- GIVEN INFORMATION -
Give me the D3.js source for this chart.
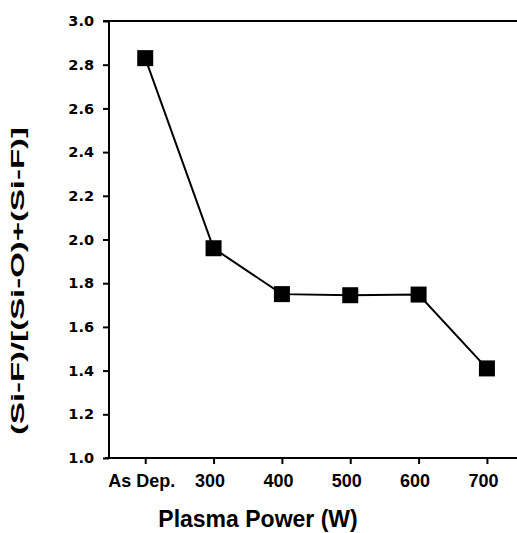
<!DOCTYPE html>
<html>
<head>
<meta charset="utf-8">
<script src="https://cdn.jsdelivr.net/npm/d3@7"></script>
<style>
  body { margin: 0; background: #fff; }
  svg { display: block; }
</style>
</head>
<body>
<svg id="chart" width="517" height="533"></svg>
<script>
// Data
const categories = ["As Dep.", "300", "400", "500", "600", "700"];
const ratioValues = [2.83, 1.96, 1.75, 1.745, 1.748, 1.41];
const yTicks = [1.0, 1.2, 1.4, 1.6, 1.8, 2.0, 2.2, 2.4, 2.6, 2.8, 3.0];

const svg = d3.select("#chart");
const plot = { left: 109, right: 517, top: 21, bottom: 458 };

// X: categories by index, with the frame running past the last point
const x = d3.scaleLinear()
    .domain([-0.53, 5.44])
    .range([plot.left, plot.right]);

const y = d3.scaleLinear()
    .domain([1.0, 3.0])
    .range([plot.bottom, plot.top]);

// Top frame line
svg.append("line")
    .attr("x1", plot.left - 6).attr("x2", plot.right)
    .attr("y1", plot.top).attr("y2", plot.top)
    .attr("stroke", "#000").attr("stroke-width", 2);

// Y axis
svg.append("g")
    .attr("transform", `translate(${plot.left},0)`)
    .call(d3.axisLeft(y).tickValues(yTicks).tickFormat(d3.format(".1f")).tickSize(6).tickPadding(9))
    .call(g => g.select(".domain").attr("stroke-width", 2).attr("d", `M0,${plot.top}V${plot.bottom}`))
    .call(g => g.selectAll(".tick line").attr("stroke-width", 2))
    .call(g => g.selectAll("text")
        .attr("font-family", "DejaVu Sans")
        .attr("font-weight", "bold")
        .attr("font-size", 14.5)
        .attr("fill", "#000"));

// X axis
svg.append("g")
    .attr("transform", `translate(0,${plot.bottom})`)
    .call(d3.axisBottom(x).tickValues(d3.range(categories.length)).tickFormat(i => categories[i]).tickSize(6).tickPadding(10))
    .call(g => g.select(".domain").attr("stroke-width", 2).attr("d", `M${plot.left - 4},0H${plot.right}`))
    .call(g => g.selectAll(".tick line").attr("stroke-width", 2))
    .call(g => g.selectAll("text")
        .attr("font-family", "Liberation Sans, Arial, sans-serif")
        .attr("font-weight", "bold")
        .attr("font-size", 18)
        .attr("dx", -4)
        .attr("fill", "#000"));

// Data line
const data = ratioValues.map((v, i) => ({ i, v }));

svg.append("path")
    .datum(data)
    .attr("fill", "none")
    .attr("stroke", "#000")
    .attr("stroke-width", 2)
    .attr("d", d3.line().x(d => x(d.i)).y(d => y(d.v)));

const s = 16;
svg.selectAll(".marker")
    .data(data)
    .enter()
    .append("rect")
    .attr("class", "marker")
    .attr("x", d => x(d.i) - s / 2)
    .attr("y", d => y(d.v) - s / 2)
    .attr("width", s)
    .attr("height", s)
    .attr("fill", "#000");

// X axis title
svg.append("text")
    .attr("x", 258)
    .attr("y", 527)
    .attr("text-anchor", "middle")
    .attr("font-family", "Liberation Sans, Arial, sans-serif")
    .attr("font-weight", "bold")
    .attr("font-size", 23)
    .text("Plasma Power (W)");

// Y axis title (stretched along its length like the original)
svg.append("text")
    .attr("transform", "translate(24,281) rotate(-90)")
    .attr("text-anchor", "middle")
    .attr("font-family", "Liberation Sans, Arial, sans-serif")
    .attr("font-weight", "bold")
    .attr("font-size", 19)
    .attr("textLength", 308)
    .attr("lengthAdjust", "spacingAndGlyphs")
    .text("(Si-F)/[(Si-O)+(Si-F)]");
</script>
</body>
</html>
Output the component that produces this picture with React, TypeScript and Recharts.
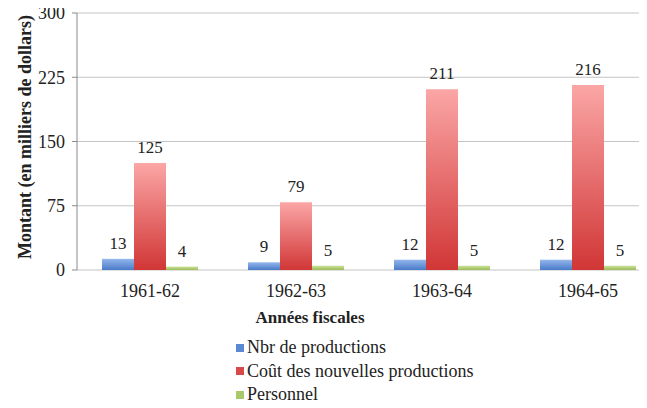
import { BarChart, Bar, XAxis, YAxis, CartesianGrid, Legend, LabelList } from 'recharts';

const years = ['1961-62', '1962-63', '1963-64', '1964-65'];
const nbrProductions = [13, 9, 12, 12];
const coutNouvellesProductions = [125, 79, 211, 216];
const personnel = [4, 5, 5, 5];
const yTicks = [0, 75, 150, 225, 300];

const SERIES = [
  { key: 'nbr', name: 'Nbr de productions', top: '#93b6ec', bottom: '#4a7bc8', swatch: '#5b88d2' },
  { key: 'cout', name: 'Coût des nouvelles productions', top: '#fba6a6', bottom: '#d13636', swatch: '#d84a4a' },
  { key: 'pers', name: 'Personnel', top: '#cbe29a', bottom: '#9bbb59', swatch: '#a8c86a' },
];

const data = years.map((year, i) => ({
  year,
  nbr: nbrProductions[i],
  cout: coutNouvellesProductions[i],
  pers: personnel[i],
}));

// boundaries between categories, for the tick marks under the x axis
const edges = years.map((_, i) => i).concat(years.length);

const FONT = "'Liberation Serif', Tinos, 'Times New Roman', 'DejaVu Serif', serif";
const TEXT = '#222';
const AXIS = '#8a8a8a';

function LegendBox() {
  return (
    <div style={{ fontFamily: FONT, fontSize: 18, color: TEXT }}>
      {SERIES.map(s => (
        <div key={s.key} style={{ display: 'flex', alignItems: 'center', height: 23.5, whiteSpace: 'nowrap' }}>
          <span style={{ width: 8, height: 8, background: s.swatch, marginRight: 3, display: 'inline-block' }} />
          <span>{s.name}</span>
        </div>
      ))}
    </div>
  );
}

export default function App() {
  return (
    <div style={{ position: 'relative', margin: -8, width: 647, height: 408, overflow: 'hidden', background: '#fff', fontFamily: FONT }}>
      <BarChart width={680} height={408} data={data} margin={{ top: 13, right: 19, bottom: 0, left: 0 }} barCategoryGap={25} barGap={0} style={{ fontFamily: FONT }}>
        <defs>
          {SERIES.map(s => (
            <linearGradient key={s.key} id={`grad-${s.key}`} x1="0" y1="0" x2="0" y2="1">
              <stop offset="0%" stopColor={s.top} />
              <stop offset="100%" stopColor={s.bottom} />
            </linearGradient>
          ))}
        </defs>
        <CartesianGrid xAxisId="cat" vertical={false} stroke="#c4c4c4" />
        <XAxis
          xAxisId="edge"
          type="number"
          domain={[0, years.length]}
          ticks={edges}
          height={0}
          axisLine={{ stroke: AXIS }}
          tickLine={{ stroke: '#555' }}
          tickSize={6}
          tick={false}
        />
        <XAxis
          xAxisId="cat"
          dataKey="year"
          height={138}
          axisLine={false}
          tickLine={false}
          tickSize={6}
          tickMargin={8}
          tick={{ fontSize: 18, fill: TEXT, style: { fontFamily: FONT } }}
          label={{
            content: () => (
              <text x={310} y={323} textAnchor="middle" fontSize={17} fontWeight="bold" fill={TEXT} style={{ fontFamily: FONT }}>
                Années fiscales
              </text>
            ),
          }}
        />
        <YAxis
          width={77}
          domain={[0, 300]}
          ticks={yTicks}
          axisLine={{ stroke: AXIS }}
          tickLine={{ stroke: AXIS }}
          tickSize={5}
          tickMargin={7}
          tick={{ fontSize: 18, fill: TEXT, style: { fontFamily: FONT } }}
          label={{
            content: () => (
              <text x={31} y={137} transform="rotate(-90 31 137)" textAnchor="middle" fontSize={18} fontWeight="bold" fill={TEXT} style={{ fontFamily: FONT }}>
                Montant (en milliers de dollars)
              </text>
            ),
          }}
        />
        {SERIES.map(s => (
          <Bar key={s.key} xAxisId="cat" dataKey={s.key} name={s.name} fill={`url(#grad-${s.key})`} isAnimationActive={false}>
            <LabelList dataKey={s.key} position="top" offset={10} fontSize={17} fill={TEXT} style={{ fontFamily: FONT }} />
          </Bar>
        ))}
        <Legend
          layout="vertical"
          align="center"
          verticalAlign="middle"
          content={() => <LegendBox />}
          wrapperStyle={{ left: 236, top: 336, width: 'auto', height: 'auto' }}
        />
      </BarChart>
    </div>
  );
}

---

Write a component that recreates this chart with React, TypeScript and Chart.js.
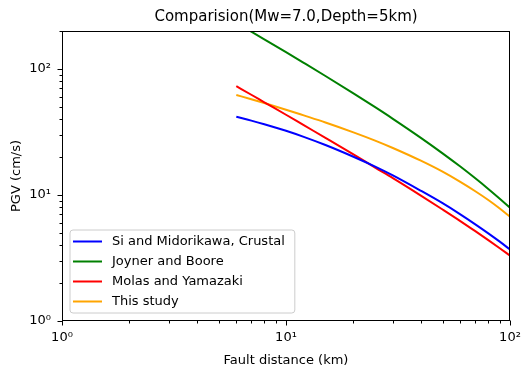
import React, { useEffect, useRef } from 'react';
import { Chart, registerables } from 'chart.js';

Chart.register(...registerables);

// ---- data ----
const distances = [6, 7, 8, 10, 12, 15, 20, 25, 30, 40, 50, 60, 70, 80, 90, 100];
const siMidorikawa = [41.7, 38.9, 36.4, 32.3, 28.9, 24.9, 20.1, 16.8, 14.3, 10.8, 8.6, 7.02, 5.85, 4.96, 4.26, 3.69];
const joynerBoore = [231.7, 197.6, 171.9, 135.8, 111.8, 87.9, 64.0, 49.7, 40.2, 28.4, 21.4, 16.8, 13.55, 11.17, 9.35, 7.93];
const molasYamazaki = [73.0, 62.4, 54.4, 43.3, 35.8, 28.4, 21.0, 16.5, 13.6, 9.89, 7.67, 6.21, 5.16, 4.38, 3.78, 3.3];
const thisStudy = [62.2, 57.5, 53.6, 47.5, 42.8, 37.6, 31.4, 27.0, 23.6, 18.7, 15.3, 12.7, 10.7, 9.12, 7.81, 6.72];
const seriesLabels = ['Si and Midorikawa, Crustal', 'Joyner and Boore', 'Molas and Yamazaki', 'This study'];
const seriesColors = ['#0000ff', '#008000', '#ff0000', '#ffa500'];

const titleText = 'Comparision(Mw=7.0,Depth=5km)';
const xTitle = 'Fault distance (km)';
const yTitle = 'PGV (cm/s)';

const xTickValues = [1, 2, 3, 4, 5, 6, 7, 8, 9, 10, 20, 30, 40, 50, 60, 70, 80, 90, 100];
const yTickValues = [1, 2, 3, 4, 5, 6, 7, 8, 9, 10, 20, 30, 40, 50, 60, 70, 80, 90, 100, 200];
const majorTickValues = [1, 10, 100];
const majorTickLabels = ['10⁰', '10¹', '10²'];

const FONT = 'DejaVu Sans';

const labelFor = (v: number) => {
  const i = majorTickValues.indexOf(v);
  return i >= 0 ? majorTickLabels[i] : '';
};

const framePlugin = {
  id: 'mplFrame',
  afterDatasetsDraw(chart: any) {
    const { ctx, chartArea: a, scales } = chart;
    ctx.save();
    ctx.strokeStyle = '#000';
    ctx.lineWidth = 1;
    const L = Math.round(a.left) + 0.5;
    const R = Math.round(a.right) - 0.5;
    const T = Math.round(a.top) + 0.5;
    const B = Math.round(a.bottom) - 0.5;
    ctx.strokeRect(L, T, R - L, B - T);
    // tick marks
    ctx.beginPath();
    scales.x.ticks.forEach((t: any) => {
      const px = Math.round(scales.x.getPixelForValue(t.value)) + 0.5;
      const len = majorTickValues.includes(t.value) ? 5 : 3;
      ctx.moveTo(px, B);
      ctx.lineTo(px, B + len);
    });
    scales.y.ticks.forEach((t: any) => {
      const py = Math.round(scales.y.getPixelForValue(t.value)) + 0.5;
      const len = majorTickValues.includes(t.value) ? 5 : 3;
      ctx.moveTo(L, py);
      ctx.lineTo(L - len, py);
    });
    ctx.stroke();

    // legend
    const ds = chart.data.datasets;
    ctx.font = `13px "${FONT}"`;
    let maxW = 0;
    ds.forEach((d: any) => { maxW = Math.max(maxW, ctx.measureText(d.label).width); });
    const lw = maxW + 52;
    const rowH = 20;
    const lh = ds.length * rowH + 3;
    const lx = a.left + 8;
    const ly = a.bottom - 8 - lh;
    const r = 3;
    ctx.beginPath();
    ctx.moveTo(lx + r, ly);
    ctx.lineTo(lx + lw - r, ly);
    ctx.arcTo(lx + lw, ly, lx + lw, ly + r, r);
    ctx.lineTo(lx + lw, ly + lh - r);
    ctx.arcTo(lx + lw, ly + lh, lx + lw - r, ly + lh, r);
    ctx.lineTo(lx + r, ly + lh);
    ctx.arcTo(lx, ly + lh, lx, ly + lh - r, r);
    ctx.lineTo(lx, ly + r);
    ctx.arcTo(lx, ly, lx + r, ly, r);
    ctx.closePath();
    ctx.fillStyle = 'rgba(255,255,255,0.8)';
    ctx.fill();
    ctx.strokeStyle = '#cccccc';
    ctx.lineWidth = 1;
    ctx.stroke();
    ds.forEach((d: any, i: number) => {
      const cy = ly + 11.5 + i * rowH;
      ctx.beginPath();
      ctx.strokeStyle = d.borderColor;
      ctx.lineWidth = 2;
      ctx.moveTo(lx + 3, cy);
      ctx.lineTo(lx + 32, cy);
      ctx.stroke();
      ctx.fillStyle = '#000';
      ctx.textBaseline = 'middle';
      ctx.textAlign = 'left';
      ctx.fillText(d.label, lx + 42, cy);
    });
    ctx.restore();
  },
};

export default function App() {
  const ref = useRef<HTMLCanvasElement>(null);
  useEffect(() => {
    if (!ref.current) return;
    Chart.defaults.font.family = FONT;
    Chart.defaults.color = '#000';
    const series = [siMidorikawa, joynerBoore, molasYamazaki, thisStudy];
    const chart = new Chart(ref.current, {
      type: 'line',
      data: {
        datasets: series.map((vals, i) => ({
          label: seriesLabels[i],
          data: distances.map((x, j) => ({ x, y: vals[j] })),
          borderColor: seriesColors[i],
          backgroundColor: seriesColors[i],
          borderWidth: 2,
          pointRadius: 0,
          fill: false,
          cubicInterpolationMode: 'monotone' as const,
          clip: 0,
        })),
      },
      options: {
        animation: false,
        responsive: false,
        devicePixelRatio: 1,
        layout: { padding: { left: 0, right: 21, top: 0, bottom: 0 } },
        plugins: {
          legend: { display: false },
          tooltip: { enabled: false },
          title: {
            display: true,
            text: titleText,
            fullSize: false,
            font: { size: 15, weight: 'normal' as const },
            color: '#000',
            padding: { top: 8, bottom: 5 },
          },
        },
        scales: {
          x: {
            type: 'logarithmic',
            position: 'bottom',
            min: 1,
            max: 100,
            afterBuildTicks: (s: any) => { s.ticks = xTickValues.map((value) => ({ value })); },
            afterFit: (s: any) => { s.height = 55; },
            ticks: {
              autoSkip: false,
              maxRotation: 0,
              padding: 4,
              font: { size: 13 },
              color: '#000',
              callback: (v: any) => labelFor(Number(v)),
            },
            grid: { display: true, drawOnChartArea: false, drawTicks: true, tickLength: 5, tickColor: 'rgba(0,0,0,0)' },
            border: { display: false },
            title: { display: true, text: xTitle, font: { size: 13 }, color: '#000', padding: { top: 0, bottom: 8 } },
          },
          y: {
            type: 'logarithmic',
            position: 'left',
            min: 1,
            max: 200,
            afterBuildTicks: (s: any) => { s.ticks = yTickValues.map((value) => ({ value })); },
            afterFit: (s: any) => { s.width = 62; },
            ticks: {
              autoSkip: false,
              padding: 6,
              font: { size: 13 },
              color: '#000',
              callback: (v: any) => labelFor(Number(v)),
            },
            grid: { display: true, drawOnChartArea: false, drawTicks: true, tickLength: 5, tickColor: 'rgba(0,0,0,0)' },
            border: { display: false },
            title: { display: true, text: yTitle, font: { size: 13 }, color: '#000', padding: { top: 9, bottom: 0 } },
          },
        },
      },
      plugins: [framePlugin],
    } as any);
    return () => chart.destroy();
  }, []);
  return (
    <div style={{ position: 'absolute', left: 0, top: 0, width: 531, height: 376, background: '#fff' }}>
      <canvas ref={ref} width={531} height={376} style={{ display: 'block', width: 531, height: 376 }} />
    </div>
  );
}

* * *

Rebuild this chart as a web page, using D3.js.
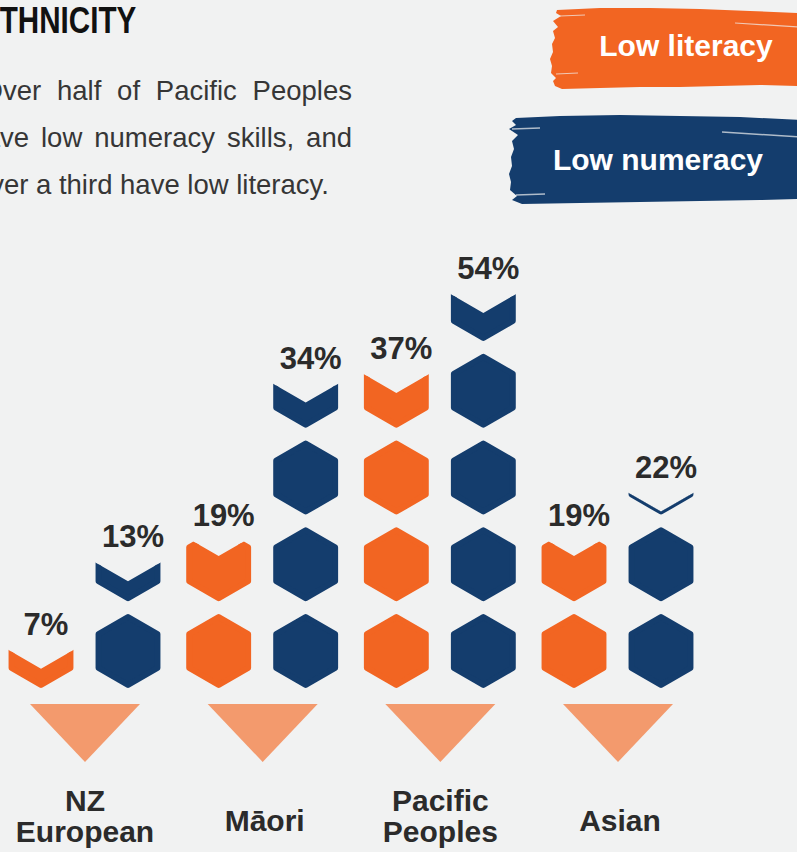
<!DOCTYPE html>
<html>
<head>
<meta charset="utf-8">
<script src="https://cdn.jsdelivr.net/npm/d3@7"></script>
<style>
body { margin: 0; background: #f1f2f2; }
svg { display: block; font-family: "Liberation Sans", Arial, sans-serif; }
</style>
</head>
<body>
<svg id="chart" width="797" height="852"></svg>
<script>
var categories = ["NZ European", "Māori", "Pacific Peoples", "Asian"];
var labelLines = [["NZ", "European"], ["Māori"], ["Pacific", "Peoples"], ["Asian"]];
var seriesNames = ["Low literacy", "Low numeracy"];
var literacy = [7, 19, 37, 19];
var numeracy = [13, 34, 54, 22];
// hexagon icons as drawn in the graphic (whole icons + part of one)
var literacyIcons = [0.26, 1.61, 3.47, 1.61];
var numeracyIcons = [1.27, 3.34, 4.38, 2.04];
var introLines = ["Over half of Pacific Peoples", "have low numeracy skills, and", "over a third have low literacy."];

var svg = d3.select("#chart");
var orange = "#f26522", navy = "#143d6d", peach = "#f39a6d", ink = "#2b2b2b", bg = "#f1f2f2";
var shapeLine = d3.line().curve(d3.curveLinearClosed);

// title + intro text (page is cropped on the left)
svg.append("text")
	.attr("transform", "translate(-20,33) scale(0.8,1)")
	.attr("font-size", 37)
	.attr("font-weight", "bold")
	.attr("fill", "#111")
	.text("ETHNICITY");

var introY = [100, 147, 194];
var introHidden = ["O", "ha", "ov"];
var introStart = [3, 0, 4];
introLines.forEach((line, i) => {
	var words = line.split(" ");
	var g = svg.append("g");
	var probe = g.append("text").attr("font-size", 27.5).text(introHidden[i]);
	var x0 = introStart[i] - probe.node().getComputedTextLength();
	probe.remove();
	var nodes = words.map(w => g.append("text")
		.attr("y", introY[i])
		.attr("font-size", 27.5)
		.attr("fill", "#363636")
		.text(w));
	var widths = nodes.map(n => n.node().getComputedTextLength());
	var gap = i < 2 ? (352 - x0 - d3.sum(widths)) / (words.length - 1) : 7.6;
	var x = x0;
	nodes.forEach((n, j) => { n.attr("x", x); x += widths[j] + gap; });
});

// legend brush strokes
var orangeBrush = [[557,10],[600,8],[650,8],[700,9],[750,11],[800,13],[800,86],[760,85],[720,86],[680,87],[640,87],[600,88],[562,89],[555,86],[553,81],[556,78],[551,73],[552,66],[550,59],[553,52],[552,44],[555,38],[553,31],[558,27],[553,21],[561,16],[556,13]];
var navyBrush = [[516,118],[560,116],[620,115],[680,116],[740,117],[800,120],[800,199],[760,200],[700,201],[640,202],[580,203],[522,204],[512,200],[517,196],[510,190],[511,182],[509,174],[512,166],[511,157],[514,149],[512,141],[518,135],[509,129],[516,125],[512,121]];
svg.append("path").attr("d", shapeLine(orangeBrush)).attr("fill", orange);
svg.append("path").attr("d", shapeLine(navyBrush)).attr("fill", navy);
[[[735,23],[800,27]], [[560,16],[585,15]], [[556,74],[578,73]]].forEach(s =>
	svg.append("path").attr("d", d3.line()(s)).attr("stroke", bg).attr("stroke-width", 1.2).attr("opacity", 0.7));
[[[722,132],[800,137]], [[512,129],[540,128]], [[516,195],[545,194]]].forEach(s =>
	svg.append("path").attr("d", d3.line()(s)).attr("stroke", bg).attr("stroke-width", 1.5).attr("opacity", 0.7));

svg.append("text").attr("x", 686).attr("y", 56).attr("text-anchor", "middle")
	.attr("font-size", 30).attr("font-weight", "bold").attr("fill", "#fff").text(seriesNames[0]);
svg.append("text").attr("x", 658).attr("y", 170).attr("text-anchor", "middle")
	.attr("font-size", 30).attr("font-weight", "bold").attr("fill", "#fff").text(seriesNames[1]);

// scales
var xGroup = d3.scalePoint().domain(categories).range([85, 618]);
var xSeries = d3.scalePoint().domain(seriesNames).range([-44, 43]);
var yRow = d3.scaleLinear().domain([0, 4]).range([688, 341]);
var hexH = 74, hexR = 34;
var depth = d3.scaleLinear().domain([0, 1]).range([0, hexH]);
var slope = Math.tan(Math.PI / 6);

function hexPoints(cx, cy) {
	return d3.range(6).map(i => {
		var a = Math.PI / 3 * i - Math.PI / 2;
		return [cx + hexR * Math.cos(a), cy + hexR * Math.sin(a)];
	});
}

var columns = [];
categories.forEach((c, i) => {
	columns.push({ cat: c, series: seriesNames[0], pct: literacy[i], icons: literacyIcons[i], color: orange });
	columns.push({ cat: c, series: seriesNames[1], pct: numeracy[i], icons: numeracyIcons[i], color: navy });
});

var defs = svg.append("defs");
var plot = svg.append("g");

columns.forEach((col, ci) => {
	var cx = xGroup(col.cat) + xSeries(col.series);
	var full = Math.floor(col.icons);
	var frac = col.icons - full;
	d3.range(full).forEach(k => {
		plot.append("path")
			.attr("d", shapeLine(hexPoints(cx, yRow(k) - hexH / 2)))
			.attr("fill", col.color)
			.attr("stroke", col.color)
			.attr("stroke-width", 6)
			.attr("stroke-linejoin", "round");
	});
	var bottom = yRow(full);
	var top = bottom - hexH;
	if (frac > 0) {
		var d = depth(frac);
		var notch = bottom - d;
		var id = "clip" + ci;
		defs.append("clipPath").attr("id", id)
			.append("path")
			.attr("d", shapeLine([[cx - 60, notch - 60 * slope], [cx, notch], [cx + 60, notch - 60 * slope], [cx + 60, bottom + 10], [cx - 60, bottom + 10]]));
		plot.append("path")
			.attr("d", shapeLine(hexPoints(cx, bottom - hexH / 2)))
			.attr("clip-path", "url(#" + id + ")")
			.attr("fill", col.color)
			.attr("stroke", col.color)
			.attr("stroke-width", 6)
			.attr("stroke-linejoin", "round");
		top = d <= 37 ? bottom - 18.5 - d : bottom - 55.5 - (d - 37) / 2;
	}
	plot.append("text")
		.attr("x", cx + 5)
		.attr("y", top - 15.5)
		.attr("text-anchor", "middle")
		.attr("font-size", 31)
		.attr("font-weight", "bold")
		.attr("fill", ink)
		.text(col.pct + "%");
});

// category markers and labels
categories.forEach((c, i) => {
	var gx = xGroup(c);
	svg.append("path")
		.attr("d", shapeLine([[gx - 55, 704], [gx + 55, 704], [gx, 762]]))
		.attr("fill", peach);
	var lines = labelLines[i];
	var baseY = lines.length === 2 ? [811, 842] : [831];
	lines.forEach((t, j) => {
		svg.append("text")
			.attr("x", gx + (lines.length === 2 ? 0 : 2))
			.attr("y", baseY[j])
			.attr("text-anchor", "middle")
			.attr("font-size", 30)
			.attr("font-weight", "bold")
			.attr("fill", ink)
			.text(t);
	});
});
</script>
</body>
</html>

- WRITTEN TASK -
Omit all pictures, and reproduce exactly the lines from the one holding "Output the component" through the one holding "CartesianGrid, Legend, LabelList", both included.

- OUTPUT BELOW -
Output the component that produces this picture with React, TypeScript and Recharts.
import { BarChart, Bar, XAxis, YAxis, CartesianGrid, Legend, LabelList } from 'recharts';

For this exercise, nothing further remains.